WHAT NEEDS TO BE DONE - Each line from the top of the listing through the one holding "ax2 = ax.twinx()" should be restated word for word, with nothing added and no pictures.

---------- DATA EXTRACT ----------

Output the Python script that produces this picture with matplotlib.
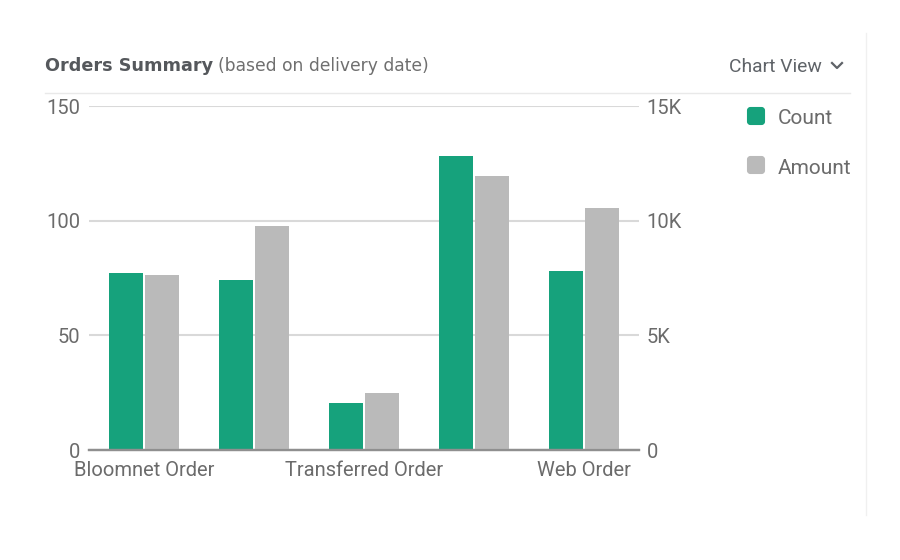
import matplotlib
matplotlib.use("Agg")
import matplotlib.pyplot as plt
from matplotlib.patches import FancyBboxPatch
from matplotlib.lines import Line2D
from matplotlib.transforms import Affine2D

categories = ["Bloomnet Order", "", "Transferred Order", "", "Web Order"]
count_values = [77, 74, 20.5, 128, 78]
amount_values = [7650, 9750, 2500, 11950, 10550]
left_ticks = [0, 50, 100, 150]
right_ticks = [0, 5000, 10000, 15000]
right_tick_labels = ["0", "5K", "10K", "15K"]

GREEN = "#16a27c"
GREY = "#bababa"
TEXT = "#6b6b6b"
W, H = 900, 560

plt.rcParams["font.family"] = ["Roboto", "DejaVu Sans"]
fig = plt.figure(figsize=(9, 5.6), dpi=100, facecolor="white")
ax = fig.add_axes([89 / W, 1 - 450 / H, 550 / W, 344 / H])
ax2 = ax.twinx()

x = list(range(len(categories)))
bw = 0.316
gap = 0.006
ax.bar([i - bw / 2 - gap for i in x], count_values, width=bw, color=GREEN, zorder=3)
ax2.bar([i + bw / 2 + gap for i in x], amount_values, width=bw, color=GREY, zorder=3)

ax.set_xlim(-0.5, 4.5)
ax.set_ylim(0, 150)
ax2.set_ylim(0, 15000)
ax.set_yticks(left_ticks)
ax2.set_yticks(right_ticks)
ax2.set_yticklabels(right_tick_labels)
ax.set_xticks(x)
ax.set_xticklabels(categories)

ax.grid(axis="y", color="#d9d9d9", lw=1.5, zorder=0)
ax.set_axisbelow(True)
for a in (ax, ax2):
    for side in ("top", "left", "right"):
        a.spines[side].set_visible(False)
    a.spines["bottom"].set_color("#8f8f8f")
    a.spines["bottom"].set_linewidth(1.6)
    a.spines["bottom"].set_zorder(5)
ax.tick_params(axis="y", length=0, pad=6, labelsize=14.5, labelcolor=TEXT)
ax2.tick_params(axis="y", length=0, pad=5.5, labelsize=14.5, labelcolor=TEXT)
ax.tick_params(axis="x", length=0, pad=8, labelsize=14.5, labelcolor=TEXT)
ax2.set_zorder(ax.get_zorder() + 1)
ax2.patch.set_visible(False)

px = Affine2D().scale(1, -1).translate(0, H)  # pixel coordinates, y down
fig.add_artist(Line2D([45, 850], [93, 93], transform=px, color="#e9e9e9", lw=1))
fig.add_artist(Line2D([866, 866], [33, 515], transform=px, color="#f0f0f0", lw=1))

fig.text(45 / W, 1 - 66 / H, "Orders Summary", family="DejaVu Sans", weight="bold",
         fontsize=12.7, color="#55585c", va="center")
fig.text(218 / W, 1 - 66 / H, "(based on delivery date)", family="DejaVu Sans",
         fontsize=12.3, color="#6f6f6f", va="center")
fig.text(729 / W, 1 - 67 / H, "Chart View", fontsize=13.9, color="#5f6368", va="center")
fig.add_artist(Line2D([832, 837, 842], [63, 68, 63], transform=px, color="#5f6368", lw=1.6))

for y, c, label in [(116, GREEN, "Count"), (165, GREY, "Amount")]:
    fig.add_artist(FancyBboxPatch((748, y - 8), 16, 16, boxstyle="round,pad=0,rounding_size=2.5",
                                  transform=px, fc=c, ec=c, lw=1.5))
    fig.text(778 / W, 1 - (y + 3) / H, label, fontsize=15, color=TEXT, va="center")

fig.savefig("out.png", dpi=100, facecolor="white")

----------

ANSWER TO THIS TASK -
Output the Python script that produces this picture with matplotlib.
import matplotlib
matplotlib.use("Agg")
import matplotlib.pyplot as plt
from matplotlib.patches import FancyBboxPatch
from matplotlib.lines import Line2D
from matplotlib.transforms import Affine2D

categories = ["Bloomnet Order", "", "Transferred Order", "", "Web Order"]
count_values = [77, 74, 20.5, 128, 78]
amount_values = [7650, 9750, 2500, 11950, 10550]
left_ticks = [0, 50, 100, 150]
right_ticks = [0, 5000, 10000, 15000]
right_tick_labels = ["0", "5K", "10K", "15K"]

GREEN = "#16a27c"
GREY = "#bababa"
TEXT = "#6b6b6b"
W, H = 900, 560

plt.rcParams["font.family"] = ["Roboto", "DejaVu Sans"]
fig = plt.figure(figsize=(9, 5.6), dpi=100, facecolor="white")
ax = fig.add_axes([89 / W, 1 - 450 / H, 550 / W, 344 / H])
ax2 = ax.twinx()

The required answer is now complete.